→ Provided records:
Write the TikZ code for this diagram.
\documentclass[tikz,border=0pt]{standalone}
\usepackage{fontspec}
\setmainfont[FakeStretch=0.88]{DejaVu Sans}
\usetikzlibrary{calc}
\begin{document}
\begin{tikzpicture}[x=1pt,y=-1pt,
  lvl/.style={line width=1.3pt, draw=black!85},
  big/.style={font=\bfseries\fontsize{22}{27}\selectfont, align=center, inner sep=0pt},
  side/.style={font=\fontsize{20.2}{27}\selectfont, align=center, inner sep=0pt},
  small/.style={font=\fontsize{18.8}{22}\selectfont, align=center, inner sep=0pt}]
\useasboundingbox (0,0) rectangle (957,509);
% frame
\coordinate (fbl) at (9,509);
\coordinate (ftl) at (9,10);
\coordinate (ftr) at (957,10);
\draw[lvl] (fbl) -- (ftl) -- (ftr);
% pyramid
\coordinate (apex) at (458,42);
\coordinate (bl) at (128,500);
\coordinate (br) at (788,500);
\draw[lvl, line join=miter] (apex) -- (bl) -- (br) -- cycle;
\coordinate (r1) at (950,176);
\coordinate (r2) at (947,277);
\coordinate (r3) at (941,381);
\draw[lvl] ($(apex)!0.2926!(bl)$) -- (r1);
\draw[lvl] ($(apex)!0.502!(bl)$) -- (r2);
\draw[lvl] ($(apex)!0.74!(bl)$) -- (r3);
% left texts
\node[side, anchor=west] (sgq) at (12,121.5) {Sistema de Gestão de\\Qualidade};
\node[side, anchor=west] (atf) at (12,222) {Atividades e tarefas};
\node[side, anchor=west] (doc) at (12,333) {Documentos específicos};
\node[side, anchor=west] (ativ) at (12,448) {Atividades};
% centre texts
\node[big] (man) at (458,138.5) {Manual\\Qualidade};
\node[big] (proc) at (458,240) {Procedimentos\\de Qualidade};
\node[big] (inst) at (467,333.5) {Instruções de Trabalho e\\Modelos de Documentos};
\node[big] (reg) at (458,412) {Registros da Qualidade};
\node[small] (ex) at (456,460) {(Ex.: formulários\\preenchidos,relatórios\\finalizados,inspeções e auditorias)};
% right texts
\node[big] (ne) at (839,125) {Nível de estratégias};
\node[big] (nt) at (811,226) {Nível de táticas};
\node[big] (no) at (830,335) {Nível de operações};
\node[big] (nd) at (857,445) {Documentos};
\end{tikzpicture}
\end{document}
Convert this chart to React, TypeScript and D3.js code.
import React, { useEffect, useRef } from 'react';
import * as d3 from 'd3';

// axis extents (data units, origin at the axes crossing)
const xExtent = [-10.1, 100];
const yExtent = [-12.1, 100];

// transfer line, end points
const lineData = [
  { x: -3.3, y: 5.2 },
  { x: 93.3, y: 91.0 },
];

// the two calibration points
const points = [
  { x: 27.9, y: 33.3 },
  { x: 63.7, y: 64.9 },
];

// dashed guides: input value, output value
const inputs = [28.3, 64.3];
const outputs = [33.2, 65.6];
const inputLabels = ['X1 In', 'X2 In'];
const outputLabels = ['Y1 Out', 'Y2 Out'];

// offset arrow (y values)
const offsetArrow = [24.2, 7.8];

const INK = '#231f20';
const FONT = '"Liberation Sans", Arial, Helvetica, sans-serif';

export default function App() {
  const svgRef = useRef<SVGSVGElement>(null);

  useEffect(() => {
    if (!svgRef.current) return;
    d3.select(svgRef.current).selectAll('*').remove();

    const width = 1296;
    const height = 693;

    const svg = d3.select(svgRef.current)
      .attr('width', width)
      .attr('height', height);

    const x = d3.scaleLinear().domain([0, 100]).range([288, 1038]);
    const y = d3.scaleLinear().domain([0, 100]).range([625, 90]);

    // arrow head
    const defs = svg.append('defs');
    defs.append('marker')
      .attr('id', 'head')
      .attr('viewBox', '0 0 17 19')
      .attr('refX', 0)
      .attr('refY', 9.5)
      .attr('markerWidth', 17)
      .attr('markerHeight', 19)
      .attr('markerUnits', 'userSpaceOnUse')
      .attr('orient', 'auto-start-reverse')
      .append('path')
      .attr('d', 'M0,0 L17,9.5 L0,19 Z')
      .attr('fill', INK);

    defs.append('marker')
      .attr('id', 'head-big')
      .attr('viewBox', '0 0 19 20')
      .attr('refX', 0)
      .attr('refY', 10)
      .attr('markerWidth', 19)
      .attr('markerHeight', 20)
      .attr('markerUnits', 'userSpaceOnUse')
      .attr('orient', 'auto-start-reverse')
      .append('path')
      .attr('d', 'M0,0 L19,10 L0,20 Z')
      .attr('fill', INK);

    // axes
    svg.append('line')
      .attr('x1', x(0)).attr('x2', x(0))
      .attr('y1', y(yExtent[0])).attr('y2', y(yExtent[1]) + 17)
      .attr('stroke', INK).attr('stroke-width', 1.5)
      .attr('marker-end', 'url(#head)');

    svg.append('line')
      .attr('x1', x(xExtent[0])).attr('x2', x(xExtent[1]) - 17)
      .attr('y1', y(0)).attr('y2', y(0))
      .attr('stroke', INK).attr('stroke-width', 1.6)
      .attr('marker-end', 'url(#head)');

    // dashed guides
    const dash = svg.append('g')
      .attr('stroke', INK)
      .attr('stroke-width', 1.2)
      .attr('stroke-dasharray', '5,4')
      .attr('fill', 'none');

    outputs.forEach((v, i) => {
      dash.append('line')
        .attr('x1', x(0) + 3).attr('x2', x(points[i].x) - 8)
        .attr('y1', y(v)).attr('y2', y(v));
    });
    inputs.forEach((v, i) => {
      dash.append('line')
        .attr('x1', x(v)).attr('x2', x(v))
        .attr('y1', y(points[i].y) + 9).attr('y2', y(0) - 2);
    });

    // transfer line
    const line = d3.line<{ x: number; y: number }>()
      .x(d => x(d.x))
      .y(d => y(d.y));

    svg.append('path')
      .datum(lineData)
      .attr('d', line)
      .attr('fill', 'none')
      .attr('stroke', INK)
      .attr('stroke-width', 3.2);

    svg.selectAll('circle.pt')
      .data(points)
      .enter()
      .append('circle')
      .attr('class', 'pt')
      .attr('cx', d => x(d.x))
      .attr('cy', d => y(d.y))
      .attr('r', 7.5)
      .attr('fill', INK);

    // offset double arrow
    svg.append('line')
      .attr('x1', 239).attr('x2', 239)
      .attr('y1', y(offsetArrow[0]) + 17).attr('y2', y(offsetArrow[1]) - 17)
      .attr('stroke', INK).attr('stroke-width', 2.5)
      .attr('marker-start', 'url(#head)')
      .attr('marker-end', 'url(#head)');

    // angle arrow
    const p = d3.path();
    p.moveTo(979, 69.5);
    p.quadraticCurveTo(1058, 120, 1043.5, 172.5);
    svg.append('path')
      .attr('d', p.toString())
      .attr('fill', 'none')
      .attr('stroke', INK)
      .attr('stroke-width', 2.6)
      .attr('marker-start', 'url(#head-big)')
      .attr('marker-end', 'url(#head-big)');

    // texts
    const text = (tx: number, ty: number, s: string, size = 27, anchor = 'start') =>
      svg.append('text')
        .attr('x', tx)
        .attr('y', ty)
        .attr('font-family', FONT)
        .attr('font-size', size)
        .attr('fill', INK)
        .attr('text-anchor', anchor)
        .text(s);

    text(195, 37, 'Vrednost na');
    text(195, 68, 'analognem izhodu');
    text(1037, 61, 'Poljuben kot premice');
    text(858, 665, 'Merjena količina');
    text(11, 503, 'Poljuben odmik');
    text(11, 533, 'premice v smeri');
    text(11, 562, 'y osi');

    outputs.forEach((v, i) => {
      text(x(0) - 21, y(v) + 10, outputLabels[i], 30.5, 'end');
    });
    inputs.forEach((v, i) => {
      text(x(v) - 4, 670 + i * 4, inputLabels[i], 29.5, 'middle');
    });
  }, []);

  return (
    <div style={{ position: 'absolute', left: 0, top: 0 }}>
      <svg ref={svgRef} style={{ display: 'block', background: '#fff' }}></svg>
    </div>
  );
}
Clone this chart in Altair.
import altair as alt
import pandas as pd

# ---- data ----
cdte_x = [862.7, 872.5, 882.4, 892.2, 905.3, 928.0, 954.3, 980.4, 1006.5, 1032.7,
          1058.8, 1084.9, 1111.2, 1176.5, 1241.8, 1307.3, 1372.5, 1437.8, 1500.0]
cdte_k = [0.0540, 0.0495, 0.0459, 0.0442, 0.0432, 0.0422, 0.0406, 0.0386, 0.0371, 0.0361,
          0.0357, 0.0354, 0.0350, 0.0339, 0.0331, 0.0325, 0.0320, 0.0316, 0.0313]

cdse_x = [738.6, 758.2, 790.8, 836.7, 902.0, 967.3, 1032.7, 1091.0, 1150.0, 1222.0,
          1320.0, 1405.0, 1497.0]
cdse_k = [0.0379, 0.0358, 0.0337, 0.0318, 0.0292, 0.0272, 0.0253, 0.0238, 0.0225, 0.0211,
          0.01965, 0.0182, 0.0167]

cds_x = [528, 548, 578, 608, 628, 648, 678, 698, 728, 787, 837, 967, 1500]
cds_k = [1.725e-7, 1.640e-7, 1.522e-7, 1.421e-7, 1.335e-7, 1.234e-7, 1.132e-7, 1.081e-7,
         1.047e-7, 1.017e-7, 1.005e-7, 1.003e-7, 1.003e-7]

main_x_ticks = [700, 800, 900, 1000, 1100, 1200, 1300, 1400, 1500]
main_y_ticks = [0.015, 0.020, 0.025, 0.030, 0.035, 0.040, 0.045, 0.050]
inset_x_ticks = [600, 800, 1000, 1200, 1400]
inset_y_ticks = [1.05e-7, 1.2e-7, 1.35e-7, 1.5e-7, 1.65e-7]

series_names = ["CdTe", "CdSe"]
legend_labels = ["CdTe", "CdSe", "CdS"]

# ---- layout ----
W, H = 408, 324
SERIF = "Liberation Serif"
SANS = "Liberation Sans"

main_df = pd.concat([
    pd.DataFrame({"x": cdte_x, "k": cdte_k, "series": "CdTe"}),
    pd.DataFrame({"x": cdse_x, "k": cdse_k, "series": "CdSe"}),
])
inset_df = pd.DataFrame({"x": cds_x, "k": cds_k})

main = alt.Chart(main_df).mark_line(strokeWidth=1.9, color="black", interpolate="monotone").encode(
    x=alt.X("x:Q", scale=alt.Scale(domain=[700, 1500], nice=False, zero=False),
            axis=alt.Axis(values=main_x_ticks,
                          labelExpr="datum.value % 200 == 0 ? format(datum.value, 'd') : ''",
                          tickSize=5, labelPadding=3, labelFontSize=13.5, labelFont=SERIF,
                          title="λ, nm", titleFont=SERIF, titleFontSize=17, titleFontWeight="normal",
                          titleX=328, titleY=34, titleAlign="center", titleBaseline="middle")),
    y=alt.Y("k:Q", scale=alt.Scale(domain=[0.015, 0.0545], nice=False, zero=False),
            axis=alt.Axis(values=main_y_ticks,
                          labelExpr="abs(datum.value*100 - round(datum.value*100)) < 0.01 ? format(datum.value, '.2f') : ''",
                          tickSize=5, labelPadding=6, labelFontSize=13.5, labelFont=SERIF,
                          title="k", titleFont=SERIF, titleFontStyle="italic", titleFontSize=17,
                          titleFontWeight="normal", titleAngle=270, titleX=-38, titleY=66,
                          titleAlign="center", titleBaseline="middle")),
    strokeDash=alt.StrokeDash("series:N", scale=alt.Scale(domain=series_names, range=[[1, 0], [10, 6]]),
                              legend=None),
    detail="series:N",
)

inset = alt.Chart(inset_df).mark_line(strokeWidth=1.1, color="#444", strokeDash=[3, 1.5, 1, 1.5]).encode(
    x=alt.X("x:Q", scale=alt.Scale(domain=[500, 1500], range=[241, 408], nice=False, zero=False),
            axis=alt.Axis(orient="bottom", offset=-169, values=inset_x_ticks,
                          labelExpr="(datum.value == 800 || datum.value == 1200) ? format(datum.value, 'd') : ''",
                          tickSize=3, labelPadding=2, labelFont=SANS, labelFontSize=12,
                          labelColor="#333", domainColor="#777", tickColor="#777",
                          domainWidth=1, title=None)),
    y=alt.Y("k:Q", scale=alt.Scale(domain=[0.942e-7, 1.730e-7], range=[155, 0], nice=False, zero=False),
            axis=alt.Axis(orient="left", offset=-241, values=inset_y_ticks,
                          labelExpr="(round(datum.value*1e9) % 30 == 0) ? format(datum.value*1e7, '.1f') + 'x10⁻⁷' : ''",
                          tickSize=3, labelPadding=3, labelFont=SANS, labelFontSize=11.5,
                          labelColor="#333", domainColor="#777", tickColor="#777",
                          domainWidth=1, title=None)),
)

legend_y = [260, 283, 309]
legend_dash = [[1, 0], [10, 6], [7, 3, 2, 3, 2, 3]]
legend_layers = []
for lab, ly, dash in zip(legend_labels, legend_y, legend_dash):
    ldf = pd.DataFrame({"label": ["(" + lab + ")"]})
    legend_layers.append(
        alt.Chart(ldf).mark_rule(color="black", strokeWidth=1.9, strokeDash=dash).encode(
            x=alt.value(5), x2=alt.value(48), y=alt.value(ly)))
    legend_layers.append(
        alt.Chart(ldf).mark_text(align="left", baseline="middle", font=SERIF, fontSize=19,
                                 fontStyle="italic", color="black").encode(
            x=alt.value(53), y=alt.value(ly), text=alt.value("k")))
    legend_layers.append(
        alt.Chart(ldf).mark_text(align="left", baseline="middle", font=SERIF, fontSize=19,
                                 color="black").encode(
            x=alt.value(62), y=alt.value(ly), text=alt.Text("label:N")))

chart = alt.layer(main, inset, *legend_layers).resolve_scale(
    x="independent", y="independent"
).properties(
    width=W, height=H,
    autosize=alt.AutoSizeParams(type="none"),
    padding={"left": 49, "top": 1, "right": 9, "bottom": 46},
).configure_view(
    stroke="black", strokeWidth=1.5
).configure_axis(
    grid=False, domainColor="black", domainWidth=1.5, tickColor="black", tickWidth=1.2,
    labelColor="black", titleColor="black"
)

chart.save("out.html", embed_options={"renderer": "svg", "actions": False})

→ Short exercise: Begin at the line that has "Convert this chart" in the entries above; stop after the line that has "const yExtent = [-12.1, 100];". Transcribe exactly those lines and no others.

→ Completed task:
Convert this chart to React, TypeScript and D3.js code.
import React, { useEffect, useRef } from 'react';
import * as d3 from 'd3';

// axis extents (data units, origin at the axes crossing)
const xExtent = [-10.1, 100];
const yExtent = [-12.1, 100];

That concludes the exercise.